Dawn is schizophrenic, as a film, because it wavers between depicting the sociopolitical negotiations between humans and apes, and all-out knock-down, drag-out warfare that tosses the results of those negotiations aside. By the end, as is the way of blockbusters, the violence prevails. Behind this is the conflict within the ape world. Caesar, who got on so well with James Franco, agrees to let the colony come to fix the dam, but Koba (Toby Kebbell) is the other ape who was traumatized in a lab, hates humans, and wants to usurp Caesar's rule. There's a parallel conflict in the colony when Dreyfus (Oldman) determines that the apes must be wiped out, and Malcolm (Jason Clarke) fights for peace. With lines drawn so simply, character development isn't subtle.

Then we come to how the apes talk.
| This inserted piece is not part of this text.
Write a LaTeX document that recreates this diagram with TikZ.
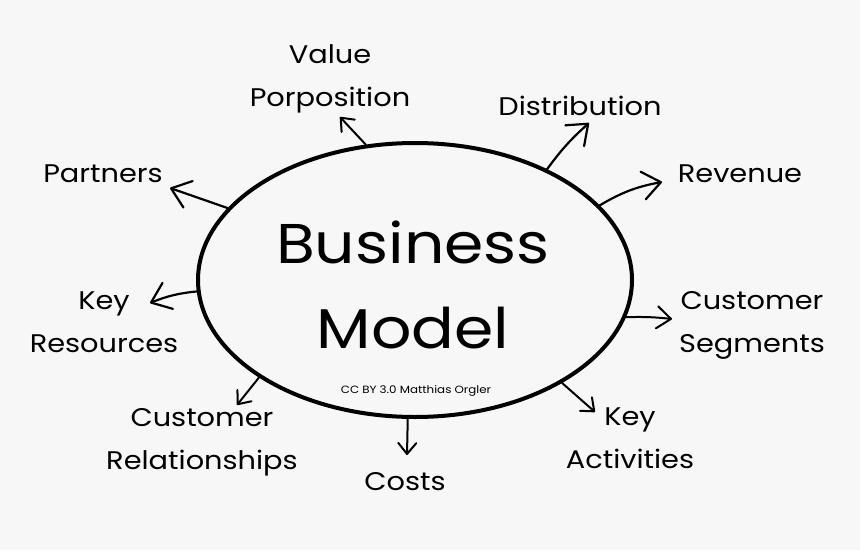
\documentclass[tikz,border=0pt]{standalone}
\usepackage{fontspec}
\setmainfont[FakeStretch=1.13]{Poppins}
\usetikzlibrary{shapes.geometric,arrows.meta}
\definecolor{bg}{HTML}{F7F7F7}
\begin{document}
\begin{tikzpicture}[x=1pt,y=-1pt,
  lbl/.style={anchor=base,align=center,font=\fontsize{25.5}{43}\selectfont,inner sep=0pt},
  arr/.style={line width=2pt,line cap=round,-{Straight Barb[length=11pt,width=18pt,round]}},
  arrbig/.style={line width=2.2pt,line cap=round,-{Straight Barb[length=18pt,width=28pt,round]}},
  arrmid/.style={line width=2pt,line cap=round,-{Straight Barb[length=14pt,width=22pt,round]}},
]
\fill[bg] (0,0) rectangle (860,550);
\useasboundingbox (0,0) rectangle (860,550);
\node[ellipse,draw,line width=4pt,minimum width=434pt,minimum height=274pt,inner sep=0pt] (bm) at (415,280) {};
\node[anchor=base,align=center,font=\fontsize{56}{85}\selectfont,inner sep=0pt] (title) at (413,348) {Business\\Model};
\node[anchor=base,font=\fontsize{10.5}{12}\selectfont,inner sep=0pt] (cc) at (416,393) {CC BY 3.0 Matthias Orgler};
\node[lbl] (vp) at (330,106) {Value\\Porposition};
\node[lbl] (pa) at (103,182) {Partners};
\node[lbl] (di) at (580,115) {Distribution};
\node[lbl] (re) at (740,182) {Revenue};
\node[lbl] (cs) at (752,352) {Customer\\Segments};
\node[lbl] (kr) at (104,352) {Key\\Resources};
\node[lbl] (cr) at (202,469) {Customer\\Relationships};
\node[lbl] (co) at (405,490) {Costs};
\node[lbl] (ka) at (630,468) {Key\\Activities};
\coordinate (tvp) at (340,117);
\coordinate (tpa) at (170,188);
\coordinate (tdi) at (589,123);
\coordinate (tre) at (662,182);
\coordinate (tcs) at (672,319);
\coordinate (tkr) at (150,303);
\coordinate (tcr) at (237,405);
\coordinate (tco) at (407,455);
\coordinate (tka) at (595,412);
\draw[arr] (bm.110) -- (tvp);
\draw[arrbig] (bm.159) -- (tpa);
\draw[arrbig] (bm.40) to[bend left=6] (tdi);
\draw[arrbig] (bm.22.6) to[bend left=10] (tre);
\draw[arrmid] (bm.-10.4) to[bend left=4] (tcs);
\draw[arrbig] (bm.183.4) to[bend right=8] (tkr);
\draw[arr] (bm.212.3) -- (tcr);
\draw[arr] (bm.267.1) -- (tco);
\draw[arr] (bm.325.8) -- (tka);
\end{tikzpicture}
\end{document}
Miraculously, they communicate with mysterious subtitled sign language, but they understand English and like to throw out English words. They understand perfectly sophisticated English communication when the humans come to see them, but when they speak, they speak in grunted Me Tarzan-You Jane baby talk: "Koba. . .not. . . .ape" is a key speech from Caesar.

The interest of the plot lies in how the rift between ape and ape develops, hinging partly on the idea the virtuous simians have that "Ape not kill ape." But ape do kill ape, and one even kills his own son. This is part of how things are, at least in theory, both epic and tragic. Malcolm's family, including his wife Ellie (Keri Russell) has some touching moments caring for Caesar, and his sensitive, artistic son Alexander (the talented Kodi Smit-McPhee) connects with "good" simians in a special way.
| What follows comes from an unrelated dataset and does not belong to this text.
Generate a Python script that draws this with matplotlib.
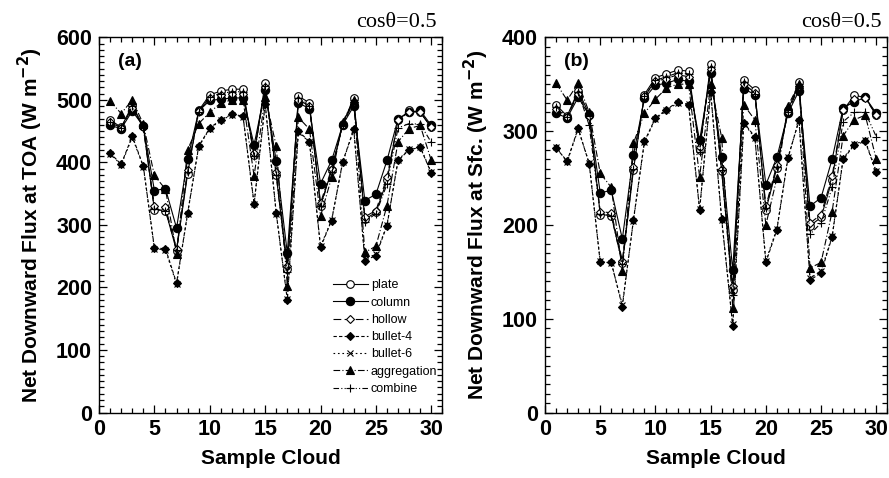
import matplotlib
matplotlib.use('Agg')
import matplotlib.pyplot as plt
from matplotlib.ticker import MultipleLocator
import numpy as np

samples = np.arange(1, 31)

# (a) net downward flux at TOA
toa_plate = [468, 456, 491, 458, 324, 323, 259, 382, 483, 508, 514, 517, 517, 412, 527,
             379, 230, 506, 495, 331, 387, 461, 503, 309, 320, 371, 467, 483, 480, 456]
toa_column = [459, 454, 482, 458, 355, 358, 295, 405, 482, 499, 501, 503, 503, 428, 515,
              402, 255, 495, 486, 366, 403, 460, 490, 339, 349, 403, 470, 480, 483, 459]
toa_hollow = [464, 455, 487, 456, 330, 328, 262, 388, 482, 503, 508, 510, 510, 415, 520,
              385, 235, 500, 490, 335, 390, 460, 497, 313, 323, 376, 467, 481, 480, 456]
toa_bullet4 = [415, 397, 442, 394, 263, 262, 207, 319, 426, 455, 468, 477, 474, 334, 494,
               319, 180, 450, 433, 264, 307, 401, 453, 243, 251, 299, 403, 420, 424, 383]
toa_bullet6 = [414, 396, 440, 393, 262, 260, 205, 318, 425, 454, 467, 476, 473, 333, 492,
               318, 182, 449, 432, 266, 308, 400, 452, 246, 253, 300, 404, 421, 425, 384]
toa_aggregation = [498, 478, 500, 461, 379, 357, 254, 420, 462, 480, 495, 500, 500, 378, 505,
                   426, 203, 472, 453, 314, 376, 465, 499, 256, 266, 331, 433, 454, 459, 403]
toa_combine = [465, 455, 490, 455, 325, 323, 260, 385, 480, 505, 510, 513, 513, 410, 522,
               380, 225, 503, 490, 330, 385, 460, 500, 305, 318, 365, 455, 462, 461, 432]

# (b) net downward flux at surface
sfc_plate = [328, 316, 343, 318, 211, 210, 159, 258, 339, 357, 361, 365, 364, 280, 371,
             257, 131, 354, 344, 216, 261, 322, 352, 199, 208, 248, 322, 338, 336, 317]
sfc_column = [319, 314, 336, 317, 234, 237, 185, 274, 335, 349, 351, 355, 353, 290, 362,
              272, 152, 345, 339, 243, 272, 319, 343, 220, 229, 270, 325, 331, 336, 319]
sfc_hollow = [324, 315, 340, 316, 214, 213, 162, 262, 337, 353, 356, 360, 358, 283, 366,
              260, 135, 350, 341, 220, 264, 320, 348, 202, 211, 252, 323, 334, 335, 317]
sfc_bullet4 = [282, 268, 303, 265, 160, 160, 113, 205, 289, 314, 323, 331, 328, 216, 342,
               206, 92, 309, 294, 160, 195, 271, 312, 141, 149, 187, 270, 285, 289, 256]
sfc_bullet6 = [283, 267, 302, 266, 161, 159, 115, 204, 288, 313, 322, 330, 329, 217, 341,
               205, 94, 308, 293, 162, 196, 272, 311, 143, 151, 188, 271, 286, 290, 257]
sfc_aggregation = [351, 333, 351, 320, 255, 240, 151, 287, 319, 334, 346, 350, 350, 251, 350,
                   293, 111, 328, 312, 200, 250, 327, 350, 154, 160, 214, 295, 312, 317, 270]
sfc_combine = [326, 315, 342, 306, 212, 210, 158, 260, 337, 354, 358, 362, 361, 278, 368,
               258, 125, 352, 340, 218, 262, 320, 350, 190, 202, 240, 310, 320, 320, 294]

labels = ['plate', 'column', 'hollow', 'bullet-4', 'bullet-6', 'aggregation', 'combine']

# line style, marker, face colour for each habit
styles = [
    ('-', 'o', 'white'),
    ('-', 'o', 'black'),
    ((0, (7, 3)), 'D', 'white'),
    ((0, (3, 2)), 'D', 'black'),
    ((0, (1.5, 2.5)), 'x', 'black'),
    ((0, (6, 2, 1, 2)), '^', 'black'),
    ((0, (5, 2, 1, 2, 1, 2)), '+', 'black'),
]
msizes = [5.5, 6, 4, 4, 5, 5.5, 6]

plt.rcParams['font.family'] = ['Liberation Sans', 'DejaVu Sans']

fig = plt.figure(figsize=(8.89, 4.78), dpi=100)
ax_a = fig.add_axes([0.1114, 0.137, 0.3862, 0.785])
ax_b = fig.add_axes([0.6131, 0.137, 0.3850, 0.785])

panels = [
    (ax_a, [toa_plate, toa_column, toa_hollow, toa_bullet4, toa_bullet6, toa_aggregation, toa_combine],
     600, 'Net Downward Flux at TOA (W m$^{\\mathbf{-2}}$)', '(a)'),
    (ax_b, [sfc_plate, sfc_column, sfc_hollow, sfc_bullet4, sfc_bullet6, sfc_aggregation, sfc_combine],
     400, 'Net Downward Flux at Sfc. (W m$^{\\mathbf{-2}}$)', '(b)'),
]

for ax, series, ymax, ylab, tag in panels:
    for vals, lab, (ls, mk, fc), ms in zip(series, labels, styles, msizes):
        ax.plot(samples, vals, linestyle=ls, marker=mk, color='black', mfc=fc, mec='black',
                ms=ms, lw=0.8, mew=0.8, label=lab)
    ax.set_xlim(0, 31)
    ax.set_ylim(0, ymax)
    ax.xaxis.set_major_locator(MultipleLocator(5))
    ax.xaxis.set_minor_locator(MultipleLocator(1))
    ax.yaxis.set_major_locator(MultipleLocator(100))
    ax.yaxis.set_minor_locator(MultipleLocator(10))
    ax.tick_params(which='both', direction='in', top=True, right=True, width=0.9)
    ax.tick_params(which='major', length=6, labelsize=15.5, pad=5)
    ax.tick_params(which='minor', length=3.5)
    for lbl in ax.get_xticklabels() + ax.get_yticklabels():
        lbl.set_fontweight('bold')
    for sp in ax.spines.values():
        sp.set_linewidth(1.0)
    ax.set_xlabel('Sample Cloud', fontsize=15, fontweight='bold', labelpad=6)
    ax.set_ylabel(ylab, fontsize=15, fontweight='bold', labelpad=8)
    ax.text(0.055, 0.935, tag, transform=ax.transAxes, fontsize=14, fontweight='bold',
            va='center', ha='left')
    ax.text(0.985, 1.04, 'cos\u03b8=0.5', transform=ax.transAxes, fontsize=16,
            family=['Liberation Serif', 'DejaVu Serif'], ha='right', va='center')

ax_a.legend(loc='upper left', bbox_to_anchor=(0.655, 0.378), frameon=False, fontsize=9,
            numpoints=1, handlelength=2.8, handletextpad=0.25, labelspacing=0.42,
            borderpad=0.2)

fig.savefig('out.png', dpi=100)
Actually, it isn't a mystery after all why Dawn of Planet of the Apes comes in for so much praise (though why it's so much preferred to Rise of still baffles me). This is strong franchise material even if it is far from outdoing the best of the old Apes movies. Second, due to the season, standards have been adjusted. This is rated as "the best of this summer’s large-scale, big-studio franchise movies," as A.O. Scott of the New York Times proclaims. I don't think it's as provocative and thought-provoking as Scott says. But it does bring up some issues about trust, cooperation, and conflict. As the credits roll after some flashy battles, conflict is winning.

Dawn of Planet of the Apes, 130 mins., premiered in San Francisco 26 June 2014, opening theatrically in the US 11 July 2014; UK 17 July and France 30 July; flooding the world throughout the summer on different dates.